*STATED GOAL*:
Pick out all lines with the word "this" from the records that follow.

*ROWS*:
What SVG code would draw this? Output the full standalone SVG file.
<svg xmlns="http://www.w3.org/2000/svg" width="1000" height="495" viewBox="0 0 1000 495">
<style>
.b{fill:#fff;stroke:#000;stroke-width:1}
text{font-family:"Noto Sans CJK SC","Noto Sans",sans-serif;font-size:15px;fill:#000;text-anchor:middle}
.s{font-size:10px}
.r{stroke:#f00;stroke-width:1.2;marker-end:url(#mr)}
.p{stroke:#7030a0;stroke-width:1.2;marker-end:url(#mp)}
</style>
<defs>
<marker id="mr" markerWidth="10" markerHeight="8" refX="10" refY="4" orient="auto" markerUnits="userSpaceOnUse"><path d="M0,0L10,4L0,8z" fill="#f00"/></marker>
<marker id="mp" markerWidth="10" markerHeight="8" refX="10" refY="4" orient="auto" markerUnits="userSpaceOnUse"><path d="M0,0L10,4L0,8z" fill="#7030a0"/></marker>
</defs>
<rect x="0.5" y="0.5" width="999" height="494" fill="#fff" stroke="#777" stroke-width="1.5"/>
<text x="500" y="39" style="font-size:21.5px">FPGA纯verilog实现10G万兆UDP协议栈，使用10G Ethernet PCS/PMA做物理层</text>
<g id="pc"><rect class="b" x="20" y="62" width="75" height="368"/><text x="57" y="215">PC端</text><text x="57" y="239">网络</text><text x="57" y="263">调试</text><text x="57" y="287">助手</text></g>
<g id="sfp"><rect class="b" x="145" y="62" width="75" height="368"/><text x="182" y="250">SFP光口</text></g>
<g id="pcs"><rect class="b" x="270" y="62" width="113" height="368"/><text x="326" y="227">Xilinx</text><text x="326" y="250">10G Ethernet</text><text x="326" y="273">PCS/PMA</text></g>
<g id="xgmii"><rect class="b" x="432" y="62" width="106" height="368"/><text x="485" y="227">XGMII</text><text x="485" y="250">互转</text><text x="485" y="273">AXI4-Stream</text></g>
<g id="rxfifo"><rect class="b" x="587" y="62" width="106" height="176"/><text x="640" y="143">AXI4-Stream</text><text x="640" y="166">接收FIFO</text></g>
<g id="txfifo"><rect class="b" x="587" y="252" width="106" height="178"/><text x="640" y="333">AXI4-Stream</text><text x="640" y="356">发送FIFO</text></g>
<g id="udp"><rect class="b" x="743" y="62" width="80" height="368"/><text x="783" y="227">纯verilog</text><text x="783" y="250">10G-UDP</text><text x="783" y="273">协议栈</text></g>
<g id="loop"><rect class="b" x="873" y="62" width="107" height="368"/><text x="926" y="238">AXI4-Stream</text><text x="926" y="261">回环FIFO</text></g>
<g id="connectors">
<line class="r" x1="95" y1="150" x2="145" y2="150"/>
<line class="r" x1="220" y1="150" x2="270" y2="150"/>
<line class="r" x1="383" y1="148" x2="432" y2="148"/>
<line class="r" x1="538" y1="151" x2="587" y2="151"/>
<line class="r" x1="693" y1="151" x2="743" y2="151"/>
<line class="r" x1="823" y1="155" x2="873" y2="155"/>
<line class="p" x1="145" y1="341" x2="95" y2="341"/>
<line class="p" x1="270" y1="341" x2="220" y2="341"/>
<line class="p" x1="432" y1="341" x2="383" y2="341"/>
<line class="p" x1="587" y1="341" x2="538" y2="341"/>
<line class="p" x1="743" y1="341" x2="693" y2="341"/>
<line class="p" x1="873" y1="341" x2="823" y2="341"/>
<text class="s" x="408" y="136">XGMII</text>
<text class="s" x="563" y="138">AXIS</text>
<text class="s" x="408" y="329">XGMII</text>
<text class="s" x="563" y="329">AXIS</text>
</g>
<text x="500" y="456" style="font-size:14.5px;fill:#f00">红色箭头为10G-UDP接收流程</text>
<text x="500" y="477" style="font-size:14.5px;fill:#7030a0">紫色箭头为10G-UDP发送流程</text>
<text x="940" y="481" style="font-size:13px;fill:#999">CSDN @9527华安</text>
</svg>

* * *

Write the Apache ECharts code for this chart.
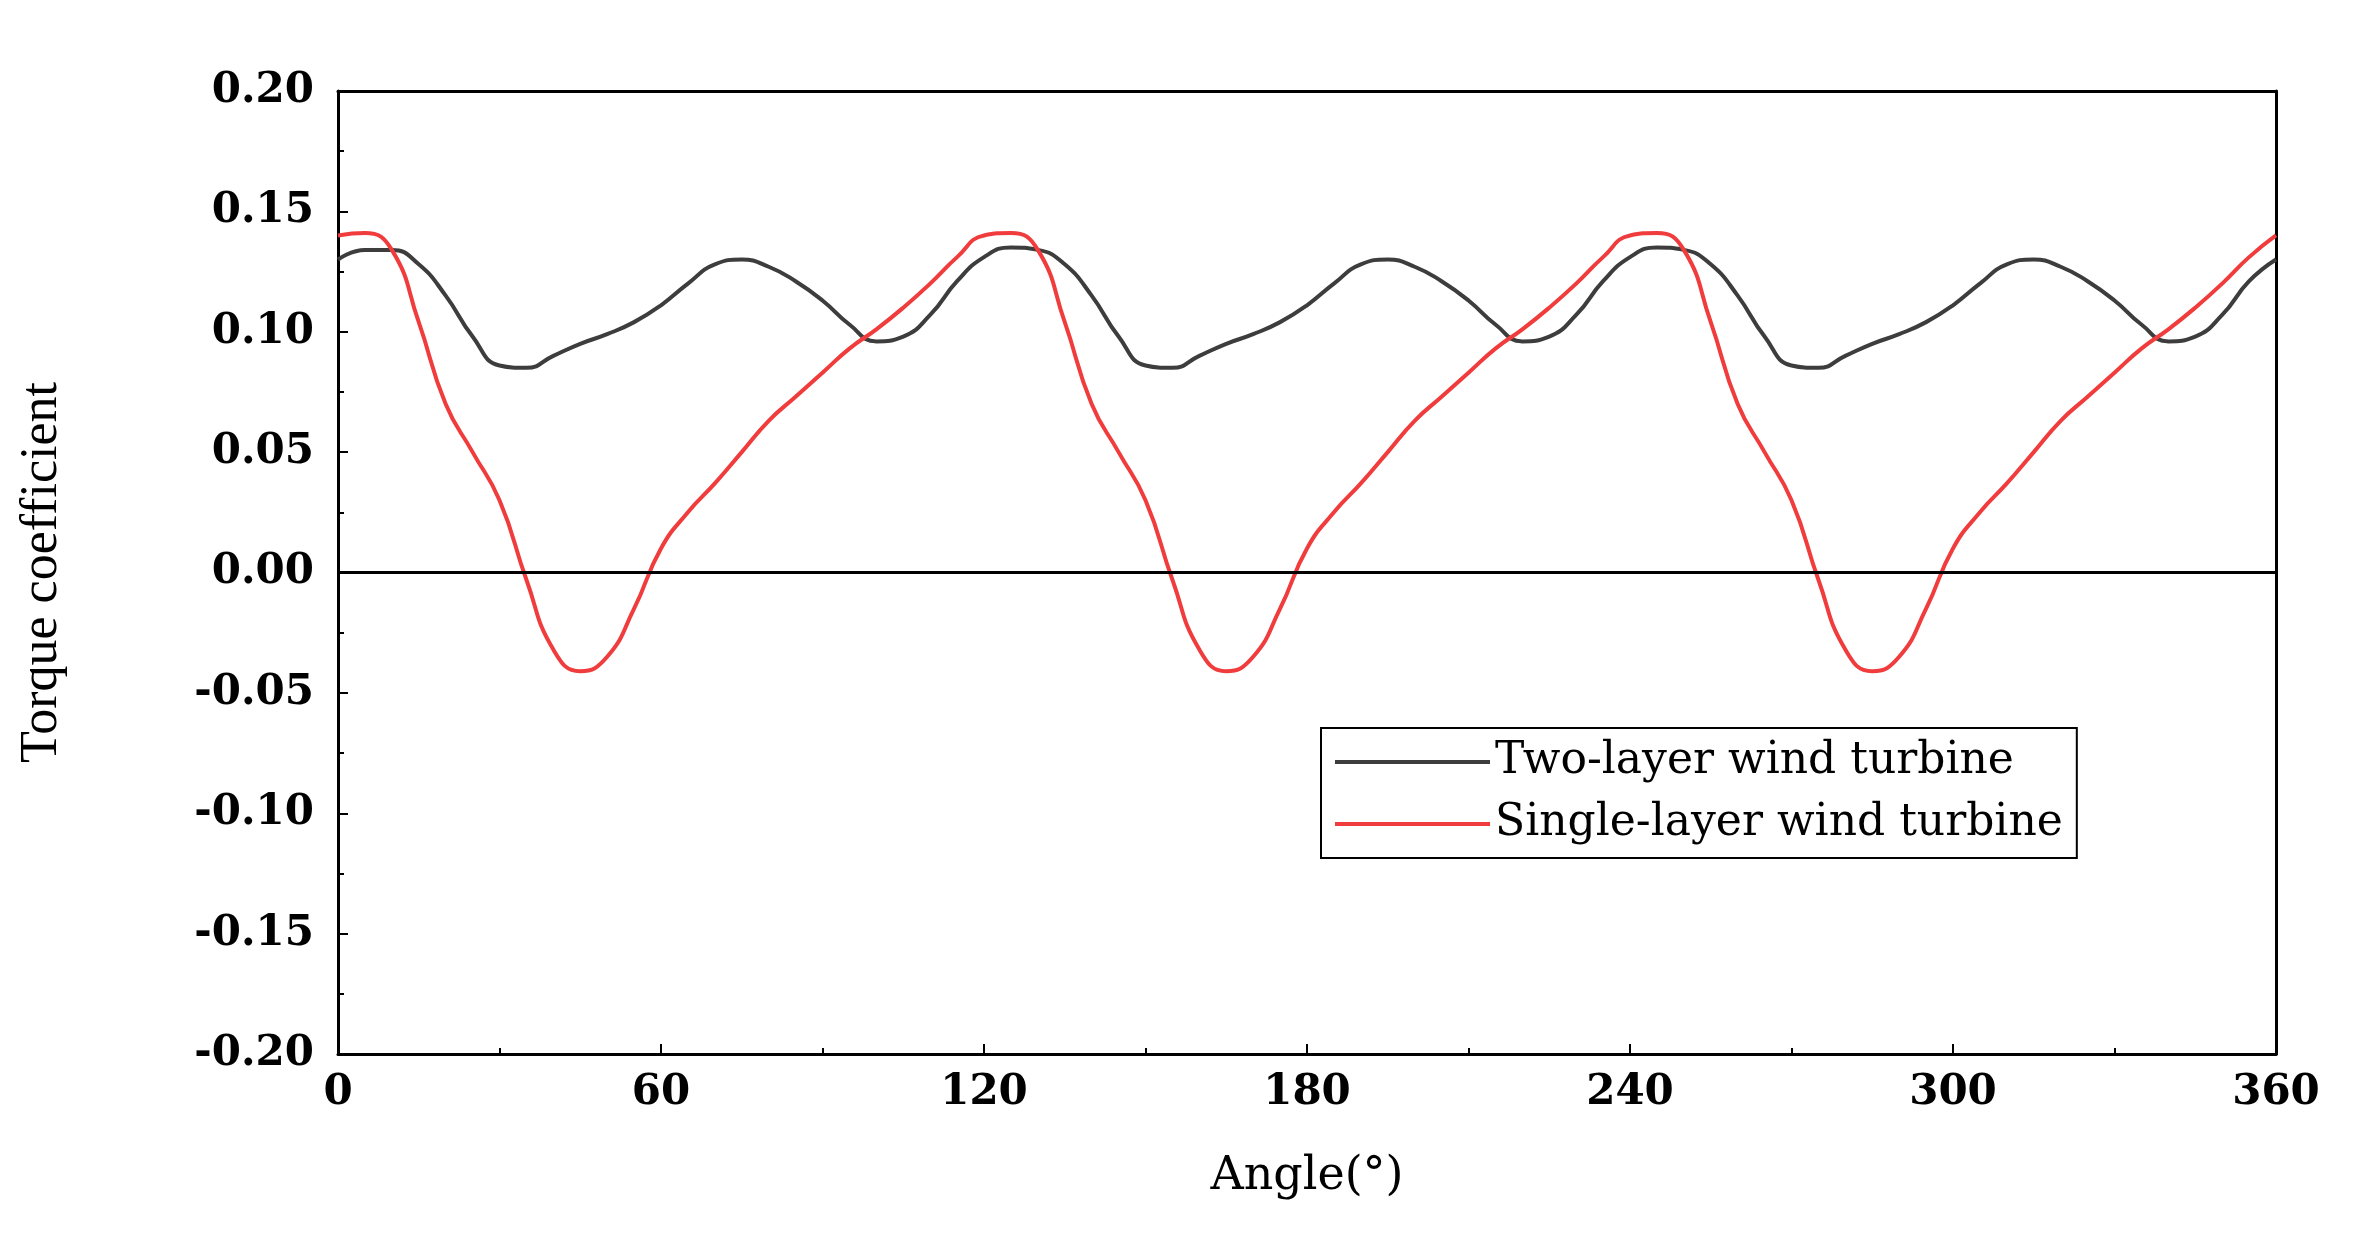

*RESPONSE*:
What SVG code would draw this? Output the full standalone SVG file.
Write the Apache ECharts code for this chart.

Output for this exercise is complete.